§ WHAT IS BEING ASKED:
Write out the entries below once more, exactly, with the pictures left out.

┌──

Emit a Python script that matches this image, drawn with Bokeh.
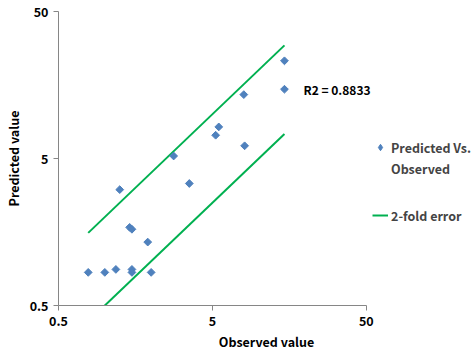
import math
from bokeh.plotting import figure
from bokeh.models import FixedTicker, BasicTickFormatter, Legend, LegendItem, Label, Range1d
from bokeh.embed import file_html
from bokeh.resources import INLINE

observed = [0.78, 1.0, 1.18, 1.5, 1.5, 2.0, 1.9, 1.45, 1.5, 1.25, 2.8, 3.54, 14.7, 14.7, 8.0, 5.5, 5.25, 8.1]
predicted = [0.84, 0.84, 0.88, 0.88, 0.84, 0.84, 1.35, 1.70, 1.65, 3.07, 5.2, 3.38, 23.1, 14.8, 13.6, 8.2, 7.2, 6.1]
fold_x = [0.78, 14.7]
fold_factor = 2.0
ticks = [0.5, 5, 50]
r2_text = "R2 = 0.8833"
legend_labels = ["Predicted Vs.", "Observed", "2-fold error"]

FONT = "Noto Sans CJK KR"
AXIS_COL = "#868686"
BLUE = "#4F81BD"
GREEN = "#00B050"

# frame extends to the right edge so the legend/label are not clipped;
# axis line is bounded to 0.5..50
x_end = 0.5 * 10 ** (419 / 155)
p = figure(width=474, height=356, x_axis_type="log", y_axis_type="log",
           x_range=Range1d(0.5, x_end), y_range=Range1d(0.5, 50),
           output_backend="svg", toolbar_location=None,
           min_border_left=55, min_border_right=0, min_border_top=11, min_border_bottom=51)
p.outline_line_color = None
p.grid.visible = False
p.background_fill_color = "white"
p.border_fill_color = "white"

for ax in (p.xaxis[0], p.yaxis[0]):
    ax.ticker = FixedTicker(ticks=ticks, minor_ticks=[])
    ax.formatter = BasicTickFormatter()
    ax.bounds = (0.5, 50)
    ax.axis_line_color = AXIS_COL
    ax.major_tick_line_color = AXIS_COL
    ax.major_tick_out = 5
    ax.major_tick_in = 0
    ax.minor_tick_line_color = None
    ax.major_label_text_font = FONT
    ax.major_label_text_font_style = "bold"
    ax.major_label_text_font_size = "12.5px"
    ax.major_label_text_color = "black"
    ax.axis_label_text_font = FONT
    ax.axis_label_text_font_style = "bold"
    ax.axis_label_text_font_size = "12.5px"
    ax.axis_label_text_color = "black"

p.xaxis.axis_label = "Observed value"
p.yaxis.axis_label = "Predicted value"
p.xaxis.major_label_standoff = 5
p.xaxis.axis_label_standoff = 3
p.yaxis.major_label_standoff = 5
p.yaxis.axis_label_standoff = 4

upper = [v * fold_factor for v in fold_x]
lower = [v / fold_factor for v in fold_x]
l1 = p.line(fold_x, upper, line_color=GREEN, line_width=2)
l2 = p.line(fold_x, lower, line_color=GREEN, line_width=2)
sc = p.scatter(observed, predicted, marker="square", angle=math.pi / 4, size=5.5,
               fill_color=BLUE, line_color=BLUE)
# renderers used only for legend swatches (no visible data)
nan = float("nan")
leg_marker = p.scatter(x=[nan], y=[nan], marker="diamond", size=8, fill_color=BLUE, line_color=BLUE)
leg_blank = p.scatter(x=[nan], y=[nan], marker="circle", size=1, fill_alpha=0, line_alpha=0)

p.add_layout(Label(x=observed[13], y=predicted[13], x_offset=19,
                   text=r2_text, text_font=FONT, text_font_style="bold", text_font_size="12px",
                   text_baseline="middle", text_color="black"))

common = dict(orientation="vertical", label_text_font=FONT, label_text_font_style="bold",
              label_text_font_size="12.5px", border_line_color=None, background_fill_alpha=0,
              margin=0, padding=4, glyph_width=16, label_standoff=3)

legend1 = Legend(items=[LegendItem(label=legend_labels[0], renderers=[leg_marker]),
                        LegendItem(label=legend_labels[1], renderers=[leg_blank])],
                 location=(314, 127), spacing=1, **common)
legend2 = Legend(items=[LegendItem(label=legend_labels[2], renderers=[l1])],
                 location=(314, 80), spacing=0, **common)
p.add_layout(legend1)
p.add_layout(legend2)

open("out.html", "w").write(file_html(p, INLINE))
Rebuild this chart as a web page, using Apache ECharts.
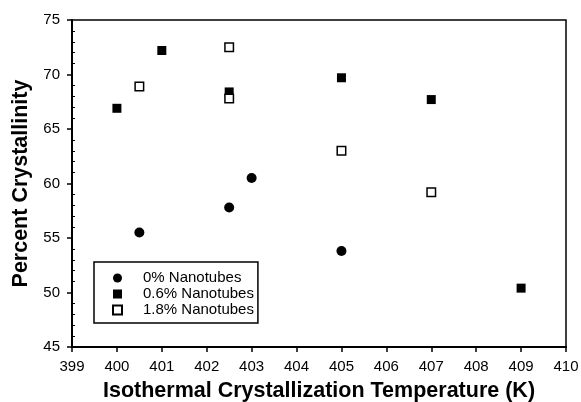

└──

§ EXPECTED ANSWER:
Emit a Python script that matches this image, drawn with Bokeh.
import math
from bokeh.plotting import figure
from bokeh.models import FixedTicker, BasicTickFormatter, Legend, LegendItem, Label, Range1d
from bokeh.embed import file_html
from bokeh.resources import INLINE

observed = [0.78, 1.0, 1.18, 1.5, 1.5, 2.0, 1.9, 1.45, 1.5, 1.25, 2.8, 3.54, 14.7, 14.7, 8.0, 5.5, 5.25, 8.1]
predicted = [0.84, 0.84, 0.88, 0.88, 0.84, 0.84, 1.35, 1.70, 1.65, 3.07, 5.2, 3.38, 23.1, 14.8, 13.6, 8.2, 7.2, 6.1]
fold_x = [0.78, 14.7]
fold_factor = 2.0
ticks = [0.5, 5, 50]
r2_text = "R2 = 0.8833"
legend_labels = ["Predicted Vs.", "Observed", "2-fold error"]

FONT = "Noto Sans CJK KR"
AXIS_COL = "#868686"
BLUE = "#4F81BD"
GREEN = "#00B050"

# frame extends to the right edge so the legend/label are not clipped;
# axis line is bounded to 0.5..50
x_end = 0.5 * 10 ** (419 / 155)
p = figure(width=474, height=356, x_axis_type="log", y_axis_type="log",
           x_range=Range1d(0.5, x_end), y_range=Range1d(0.5, 50),
           output_backend="svg", toolbar_location=None,
           min_border_left=55, min_border_right=0, min_border_top=11, min_border_bottom=51)
p.outline_line_color = None
p.grid.visible = False
p.background_fill_color = "white"
p.border_fill_color = "white"

for ax in (p.xaxis[0], p.yaxis[0]):
    ax.ticker = FixedTicker(ticks=ticks, minor_ticks=[])
    ax.formatter = BasicTickFormatter()
    ax.bounds = (0.5, 50)
    ax.axis_line_color = AXIS_COL
    ax.major_tick_line_color = AXIS_COL
    ax.major_tick_out = 5
    ax.major_tick_in = 0
    ax.minor_tick_line_color = None
    ax.major_label_text_font = FONT
    ax.major_label_text_font_style = "bold"
    ax.major_label_text_font_size = "12.5px"
    ax.major_label_text_color = "black"
    ax.axis_label_text_font = FONT
    ax.axis_label_text_font_style = "bold"
    ax.axis_label_text_font_size = "12.5px"
    ax.axis_label_text_color = "black"

p.xaxis.axis_label = "Observed value"
p.yaxis.axis_label = "Predicted value"
p.xaxis.major_label_standoff = 5
p.xaxis.axis_label_standoff = 3
p.yaxis.major_label_standoff = 5
p.yaxis.axis_label_standoff = 4

upper = [v * fold_factor for v in fold_x]
lower = [v / fold_factor for v in fold_x]
l1 = p.line(fold_x, upper, line_color=GREEN, line_width=2)
l2 = p.line(fold_x, lower, line_color=GREEN, line_width=2)
sc = p.scatter(observed, predicted, marker="square", angle=math.pi / 4, size=5.5,
               fill_color=BLUE, line_color=BLUE)
# renderers used only for legend swatches (no visible data)
nan = float("nan")
leg_marker = p.scatter(x=[nan], y=[nan], marker="diamond", size=8, fill_color=BLUE, line_color=BLUE)
leg_blank = p.scatter(x=[nan], y=[nan], marker="circle", size=1, fill_alpha=0, line_alpha=0)

p.add_layout(Label(x=observed[13], y=predicted[13], x_offset=19,
                   text=r2_text, text_font=FONT, text_font_style="bold", text_font_size="12px",
                   text_baseline="middle", text_color="black"))

common = dict(orientation="vertical", label_text_font=FONT, label_text_font_style="bold",
              label_text_font_size="12.5px", border_line_color=None, background_fill_alpha=0,
              margin=0, padding=4, glyph_width=16, label_standoff=3)

legend1 = Legend(items=[LegendItem(label=legend_labels[0], renderers=[leg_marker]),
                        LegendItem(label=legend_labels[1], renderers=[leg_blank])],
                 location=(314, 127), spacing=1, **common)
legend2 = Legend(items=[LegendItem(label=legend_labels[2], renderers=[l1])],
                 location=(314, 80), spacing=0, **common)
p.add_layout(legend1)
p.add_layout(legend2)

open("out.html", "w").write(file_html(p, INLINE))
Rebuild this chart as a web page, using Apache ECharts.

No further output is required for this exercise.